— START OF Information shown —

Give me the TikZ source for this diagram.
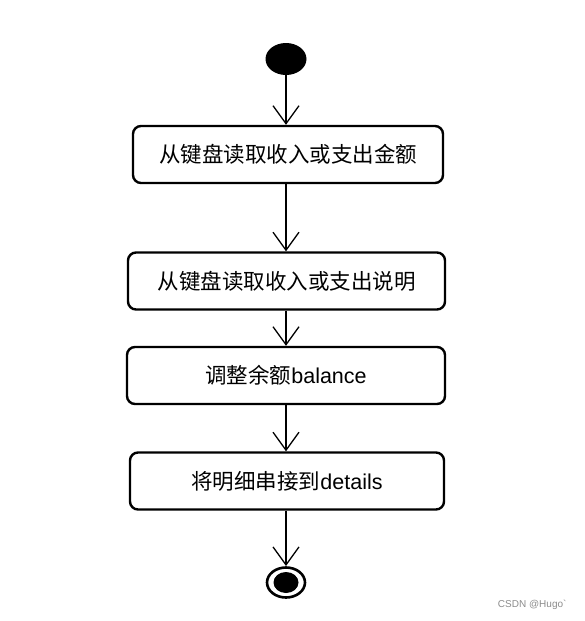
\documentclass[tikz,border=0pt]{standalone}
\usepackage{fontspec}
\newfontfamily\cjk{Noto Sans CJK SC}
\newfontfamily\latin{Liberation Sans}
\usetikzlibrary{arrows.meta}

\begin{document}
\begin{tikzpicture}[x=1pt, y=-1pt,
		actbox/.style = {draw, line width = 2.4pt, rounded corners = 8pt, fill = white,
			minimum height = 57pt, font = \cjk\fontsize{21.5}{24}\selectfont},
		flow/.style = {line width = 1.3pt, -{Straight Barb[length=18pt, width=26pt, line width=1.3pt]}}]
		%canvas
		\useasboundingbox [fill = white] (0,0) rectangle (584,621);
		
		%initial and final state
		\fill (286,59) ellipse [x radius = 20.5, y radius = 16];
		\coordinate (start) at (286,75);
		
		\draw [line width = 2.6pt] (286,582.5) ellipse [x radius = 19, y radius = 15];
		\fill (286,582.5) ellipse [x radius = 12.5, y radius = 10.5];
		\coordinate (stop) at (286,566);
		
		%activities
		\node [actbox, minimum width = 310pt] (amount) at (288,154.5) {从键盘读取收入或支出金额};
		\node [actbox, minimum width = 317pt] (note) at (286.5,281) {从键盘读取收入或支出说明};
		\node [actbox, minimum width = 318pt] (balance) at (286,375.5) {调整余额{\latin balance}};
		\node [actbox, minimum width = 314pt] (details) at (287,481) {将明细串接到{\latin details}};
		
		%transitions
		\draw [flow] (start) -- (start |- amount.north);
		\draw [flow] (amount.south -| start) -- (start |- note.north);
		\draw [flow] (note.south -| start) -- (start |- balance.north);
		\draw [flow] (balance.south -| start) -- (start |- details.north);
		\draw [flow] (details.south -| start) -- (stop);
		
		%watermark
		\node [text = black!45, font = \latin\fontsize{10}{12}\selectfont, anchor = east] (mark) at (570,605) {CSDN @Hugo`};
	\end{tikzpicture}
\end{document}
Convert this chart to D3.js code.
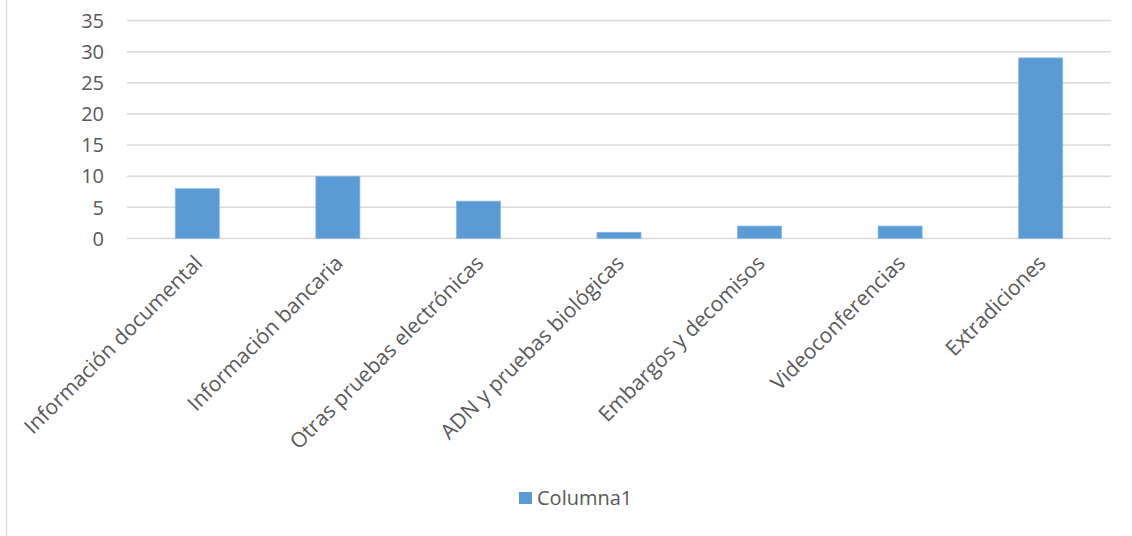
<!DOCTYPE html>
<html>
  <head>
    <meta charset="utf-8">
    <title>Columna1</title>
    <script src="https://cdn.jsdelivr.net/npm/d3@7"></script>
    <style>
      body { margin: 0; background: #fff; }
      text { font-family: "Open Sans", sans-serif; fill: #595959; }
    </style>
  </head>
  <body>
    <svg id="chart" width="1132" height="536"></svg>

    <script>
      // data
      categories = ["Información documental", "Información bancaria", "Otras pruebas electrónicas",
        "ADN y pruebas biológicas", "Embargos y decomisos", "Videoconferencias", "Extradiciones"];
      values = [8, 10, 6, 1, 2, 2, 29];
      yTicks = [0, 5, 10, 15, 20, 25, 30, 35];
      seriesName = "Columna1";

      svg = d3.select("#chart");
      barColour = "#5B9BD5";

      // frame line on the left
      svg.append("line")
        .attr("x1", 6.5).attr("x2", 6.5)
        .attr("y1", 0).attr("y2", 536)
        .attr("stroke", "#D9D9D9")
        .attr("stroke-width", 1.5);

      x = d3.scaleBand()
        .domain(categories)
        .range([127, 1111]);
      y = d3.scaleLinear()
        .domain([0, 35])
        .range([238.5, 20.5]);

      // gridlines
      svg.append("g")
        .selectAll("line")
        .data(yTicks)
        .join("line")
          .attr("x1", 127).attr("x2", 1111)
          .attr("y1", d => y(d)).attr("y2", d => y(d))
          .attr("stroke", "#D9D9D9")
          .attr("stroke-width", 1.5);

      // y tick labels
      svg.append("g")
        .selectAll("text")
        .data(yTicks)
        .join("text")
          .attr("x", 104)
          .attr("y", d => y(d))
          .attr("dy", "0.36em")
          .attr("text-anchor", "end")
          .style("font-size", "20px")
          .text(d => d);

      // bars (Excel gap width ~219%)
      barWidth = x.bandwidth() / 3.19;
      svg.append("g")
        .selectAll("rect")
        .data(values)
        .join("rect")
          .attr("x", (d, i) => x(categories[i]) + x.bandwidth() / 2 - barWidth / 2)
          .attr("y", d => y(d))
          .attr("width", barWidth)
          .attr("height", d => y(0) - y(d))
          .attr("fill", barColour)
          .attr("stroke", "#8DB8E3")
          .attr("stroke-width", 0.75);

      // category labels, rotated
      svg.append("g")
        .selectAll("text")
        .data(categories)
        .join("text")
          .attr("transform", d => "translate(" + (x(d) + x.bandwidth() / 2 - 4) + ",254) rotate(-45)")
          .attr("text-anchor", "end")
          .attr("dy", "0.7em")
          .style("font-size", "21px")
          .text(d => d);

      // legend
      legend = svg.append("g")
        .attr("transform", "translate(519,492)");
      legend.append("rect")
        .attr("width", 13)
        .attr("height", 12)
        .attr("fill", barColour);
      legend.append("text")
        .attr("x", 18)
        .attr("y", 13)
        .style("font-size", "20px")
        .text(seriesName);
    </script>
  </body>
</html>
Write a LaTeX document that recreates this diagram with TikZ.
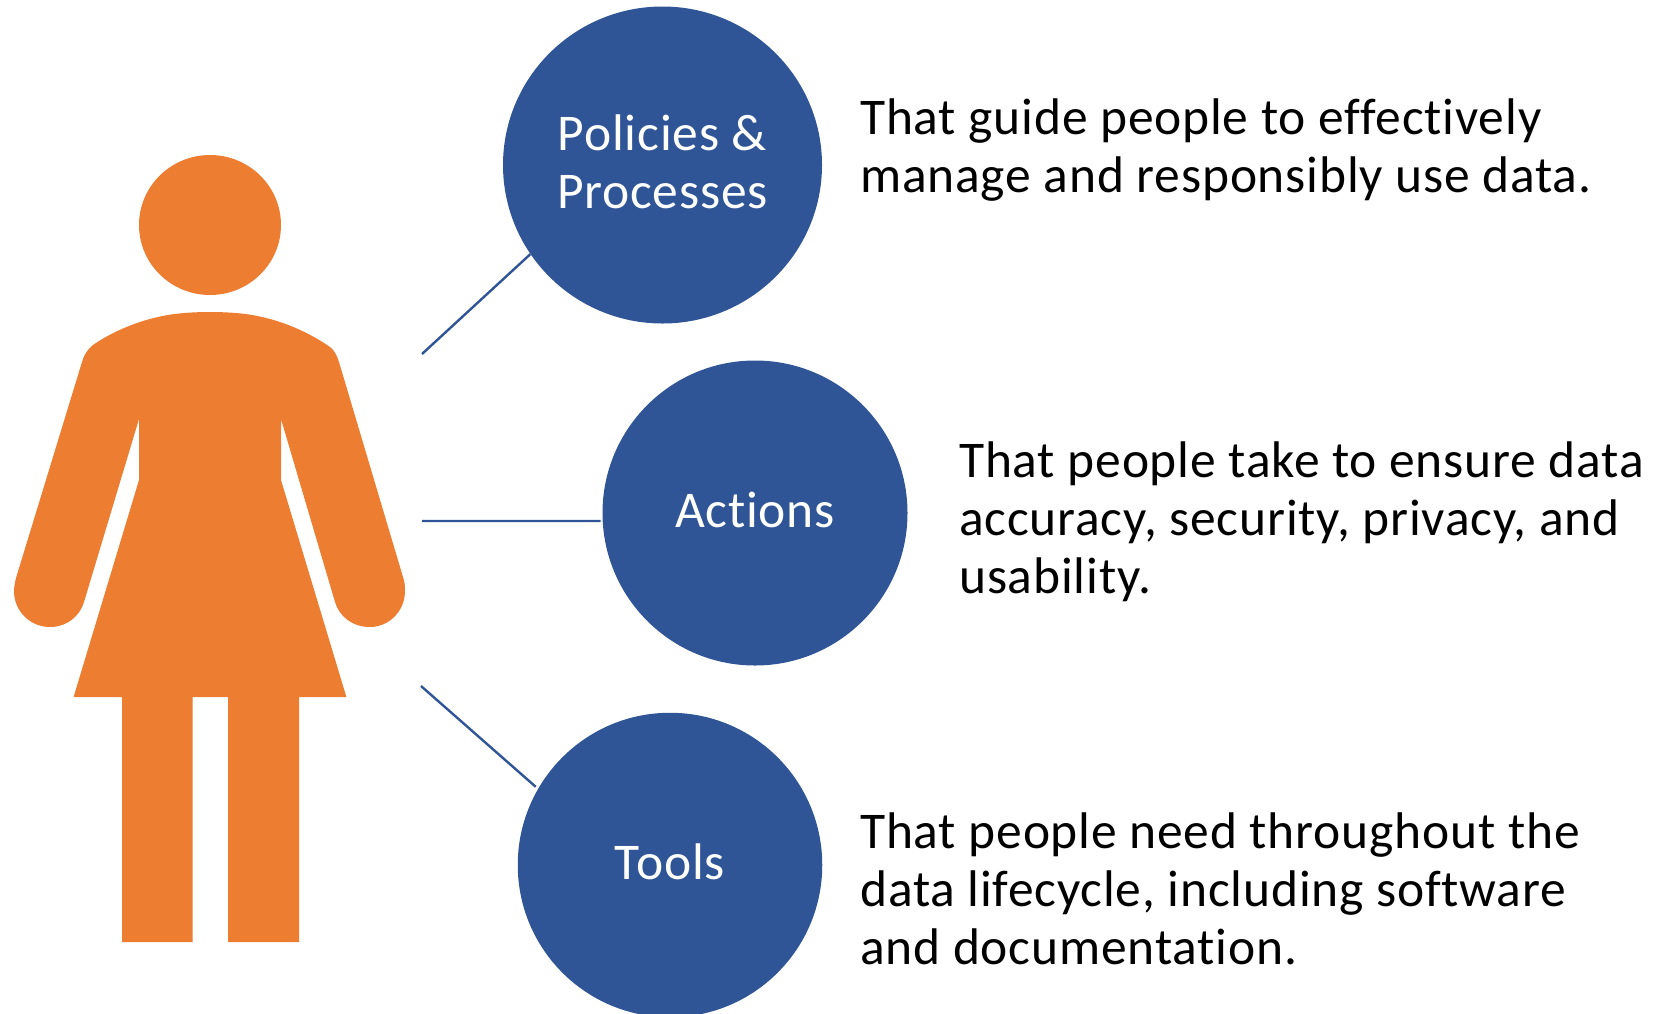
\documentclass[tikz,border=0pt]{standalone}
\usepackage{fontspec}
\usetikzlibrary{shapes.geometric}
\setmainfont[LetterSpace=1.6,Ligatures=NoCommon]{Carlito}
\definecolor{fig}{HTML}{ED7D31}
\definecolor{blu}{HTML}{2F5597}
\tikzset{
 x=1pt,y=-1pt,
 disc/.style={ellipse,fill=blu,text=white,inner sep=0pt,align=center,text depth=7pt,font=\fontsize{51.5}{58}\selectfont},
 note/.style={anchor=base west,inner sep=0pt,align=left,text=black,font=\fontsize{51.5}{58}\selectfont},
 link/.style={draw=blu,line width=2.4pt},
}
\begin{document}
\begin{tikzpicture}
\useasboundingbox (0,0) rectangle (1680,1013);
% figure
\fill[fig] (210,225) ellipse [x radius=71,y radius=70];
\fill[fig] (210,312) .. controls (232,312) and (250,314) .. (262,317)
 .. controls (285,322) and (310,333) .. (330,347)
 .. controls (335,351) and (337,356) .. (339,362)
 -- (403,577) .. controls (405,583) and (405,587) .. (405,591)
 .. controls (405,611) and (389,627) .. (370,627)
 .. controls (352,627) and (339,616) .. (335,602)
 -- (281,419) -- (281,480) -- (346.4,697) -- (299,697) -- (299,942) -- (228,942) -- (228,697)
 -- (192.5,697) -- (192.5,942) -- (122,942) -- (122,697) -- (73.6,697) -- (139,480) -- (139,419)
 -- (84,602) .. controls (80,616) and (67,627) .. (50,627)
 .. controls (30,627) and (14,611) .. (14,591)
 .. controls (14,587) and (15,582) .. (16,578)
 -- (82,362) .. controls (84,355) and (87,350) .. (93,345)
 .. controls (110,333) and (135,322) .. (158,317)
 .. controls (170,314) and (188,312) .. (210,312) -- cycle;
% circles
\node[disc,minimum width=319pt,minimum height=317pt] (d1) at (662.5,165) {Policies \&\\Processes};
\node[disc,minimum width=305pt,minimum height=305pt] (d2) at (755,513) {Actions};
\node[disc,minimum width=304.5pt,minimum height=304.5pt] (d3) at (670,865) {Tools};
% connector ends
\coordinate (p1) at (422,354);
\coordinate (p2) at (422,521);
\coordinate (p3) at (421,686);
\draw[link] (p1) -- (d1.214.5);
\draw[link,shorten >=2pt] (p2) -- (d2.183);
\draw[link,shorten >=3pt] (p3) -- (d3.150.8);
% notes
\node[note] (n1) at (860,192.7) {That guide people to effectively\\manage and responsibly use data.};
\node[note] (n2) at (959,593) {That people take to ensure data\\accuracy, security, privacy, and\\usability.};
\node[note] (n3) at (860,964) {That people need throughout the\\data lifecycle, including software\\and documentation.};
\end{tikzpicture}
\end{document}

— END OF Information shown —

§ **Directive**
Every line above should be returned word for word, with the pictures left behind.

§ **The reply**
Give me the TikZ source for this diagram.
\documentclass[tikz,border=0pt]{standalone}
\usepackage{fontspec}
\newfontfamily\cjk{Noto Sans CJK SC}
\newfontfamily\latin{Liberation Sans}
\usetikzlibrary{arrows.meta}

\begin{document}
\begin{tikzpicture}[x=1pt, y=-1pt,
		actbox/.style = {draw, line width = 2.4pt, rounded corners = 8pt, fill = white,
			minimum height = 57pt, font = \cjk\fontsize{21.5}{24}\selectfont},
		flow/.style = {line width = 1.3pt, -{Straight Barb[length=18pt, width=26pt, line width=1.3pt]}}]
		%canvas
		\useasboundingbox [fill = white] (0,0) rectangle (584,621);
		
		%initial and final state
		\fill (286,59) ellipse [x radius = 20.5, y radius = 16];
		\coordinate (start) at (286,75);
		
		\draw [line width = 2.6pt] (286,582.5) ellipse [x radius = 19, y radius = 15];
		\fill (286,582.5) ellipse [x radius = 12.5, y radius = 10.5];
		\coordinate (stop) at (286,566);
		
		%activities
		\node [actbox, minimum width = 310pt] (amount) at (288,154.5) {从键盘读取收入或支出金额};
		\node [actbox, minimum width = 317pt] (note) at (286.5,281) {从键盘读取收入或支出说明};
		\node [actbox, minimum width = 318pt] (balance) at (286,375.5) {调整余额{\latin balance}};
		\node [actbox, minimum width = 314pt] (details) at (287,481) {将明细串接到{\latin details}};
		
		%transitions
		\draw [flow] (start) -- (start |- amount.north);
		\draw [flow] (amount.south -| start) -- (start |- note.north);
		\draw [flow] (note.south -| start) -- (start |- balance.north);
		\draw [flow] (balance.south -| start) -- (start |- details.north);
		\draw [flow] (details.south -| start) -- (stop);
		
		%watermark
		\node [text = black!45, font = \latin\fontsize{10}{12}\selectfont, anchor = east] (mark) at (570,605) {CSDN @Hugo`};
	\end{tikzpicture}
\end{document}
Convert this chart to D3.js code.
<!DOCTYPE html>
<html>
  <head>
    <meta charset="utf-8">
    <title>Columna1</title>
    <script src="https://cdn.jsdelivr.net/npm/d3@7"></script>
    <style>
      body { margin: 0; background: #fff; }
      text { font-family: "Open Sans", sans-serif; fill: #595959; }
    </style>
  </head>
  <body>
    <svg id="chart" width="1132" height="536"></svg>

    <script>
      // data
      categories = ["Información documental", "Información bancaria", "Otras pruebas electrónicas",
        "ADN y pruebas biológicas", "Embargos y decomisos", "Videoconferencias", "Extradiciones"];
      values = [8, 10, 6, 1, 2, 2, 29];
      yTicks = [0, 5, 10, 15, 20, 25, 30, 35];
      seriesName = "Columna1";

      svg = d3.select("#chart");
      barColour = "#5B9BD5";

      // frame line on the left
      svg.append("line")
        .attr("x1", 6.5).attr("x2", 6.5)
        .attr("y1", 0).attr("y2", 536)
        .attr("stroke", "#D9D9D9")
        .attr("stroke-width", 1.5);

      x = d3.scaleBand()
        .domain(categories)
        .range([127, 1111]);
      y = d3.scaleLinear()
        .domain([0, 35])
        .range([238.5, 20.5]);

      // gridlines
      svg.append("g")
        .selectAll("line")
        .data(yTicks)
        .join("line")
          .attr("x1", 127).attr("x2", 1111)
          .attr("y1", d => y(d)).attr("y2", d => y(d))
          .attr("stroke", "#D9D9D9")
          .attr("stroke-width", 1.5);

      // y tick labels
      svg.append("g")
        .selectAll("text")
        .data(yTicks)
        .join("text")
          .attr("x", 104)
          .attr("y", d => y(d))
          .attr("dy", "0.36em")
          .attr("text-anchor", "end")
          .style("font-size", "20px")
          .text(d => d);

      // bars (Excel gap width ~219%)
      barWidth = x.bandwidth() / 3.19;
      svg.append("g")
        .selectAll("rect")
        .data(values)
        .join("rect")
          .attr("x", (d, i) => x(categories[i]) + x.bandwidth() / 2 - barWidth / 2)
          .attr("y", d => y(d))
          .attr("width", barWidth)
          .attr("height", d => y(0) - y(d))
          .attr("fill", barColour)
          .attr("stroke", "#8DB8E3")
          .attr("stroke-width", 0.75);

      // category labels, rotated
      svg.append("g")
        .selectAll("text")
        .data(categories)
        .join("text")
          .attr("transform", d => "translate(" + (x(d) + x.bandwidth() / 2 - 4) + ",254) rotate(-45)")
          .attr("text-anchor", "end")
          .attr("dy", "0.7em")
          .style("font-size", "21px")
          .text(d => d);

      // legend
      legend = svg.append("g")
        .attr("transform", "translate(519,492)");
      legend.append("rect")
        .attr("width", 13)
        .attr("height", 12)
        .attr("fill", barColour);
      legend.append("text")
        .attr("x", 18)
        .attr("y", 13)
        .style("font-size", "20px")
        .text(seriesName);
    </script>
  </body>
</html>
Write a LaTeX document that recreates this diagram with TikZ.
\documentclass[tikz,border=0pt]{standalone}
\usepackage{fontspec}
\usetikzlibrary{shapes.geometric}
\setmainfont[LetterSpace=1.6,Ligatures=NoCommon]{Carlito}
\definecolor{fig}{HTML}{ED7D31}
\definecolor{blu}{HTML}{2F5597}
\tikzset{
 x=1pt,y=-1pt,
 disc/.style={ellipse,fill=blu,text=white,inner sep=0pt,align=center,text depth=7pt,font=\fontsize{51.5}{58}\selectfont},
 note/.style={anchor=base west,inner sep=0pt,align=left,text=black,font=\fontsize{51.5}{58}\selectfont},
 link/.style={draw=blu,line width=2.4pt},
}
\begin{document}
\begin{tikzpicture}
\useasboundingbox (0,0) rectangle (1680,1013);
% figure
\fill[fig] (210,225) ellipse [x radius=71,y radius=70];
\fill[fig] (210,312) .. controls (232,312) and (250,314) .. (262,317)
 .. controls (285,322) and (310,333) .. (330,347)
 .. controls (335,351) and (337,356) .. (339,362)
 -- (403,577) .. controls (405,583) and (405,587) .. (405,591)
 .. controls (405,611) and (389,627) .. (370,627)
 .. controls (352,627) and (339,616) .. (335,602)
 -- (281,419) -- (281,480) -- (346.4,697) -- (299,697) -- (299,942) -- (228,942) -- (228,697)
 -- (192.5,697) -- (192.5,942) -- (122,942) -- (122,697) -- (73.6,697) -- (139,480) -- (139,419)
 -- (84,602) .. controls (80,616) and (67,627) .. (50,627)
 .. controls (30,627) and (14,611) .. (14,591)
 .. controls (14,587) and (15,582) .. (16,578)
 -- (82,362) .. controls (84,355) and (87,350) .. (93,345)
 .. controls (110,333) and (135,322) .. (158,317)
 .. controls (170,314) and (188,312) .. (210,312) -- cycle;
% circles
\node[disc,minimum width=319pt,minimum height=317pt] (d1) at (662.5,165) {Policies \&\\Processes};
\node[disc,minimum width=305pt,minimum height=305pt] (d2) at (755,513) {Actions};
\node[disc,minimum width=304.5pt,minimum height=304.5pt] (d3) at (670,865) {Tools};
% connector ends
\coordinate (p1) at (422,354);
\coordinate (p2) at (422,521);
\coordinate (p3) at (421,686);
\draw[link] (p1) -- (d1.214.5);
\draw[link,shorten >=2pt] (p2) -- (d2.183);
\draw[link,shorten >=3pt] (p3) -- (d3.150.8);
% notes
\node[note] (n1) at (860,192.7) {That guide people to effectively\\manage and responsibly use data.};
\node[note] (n2) at (959,593) {That people take to ensure data\\accuracy, security, privacy, and\\usability.};
\node[note] (n3) at (860,964) {That people need throughout the\\data lifecycle, including software\\and documentation.};
\end{tikzpicture}
\end{document}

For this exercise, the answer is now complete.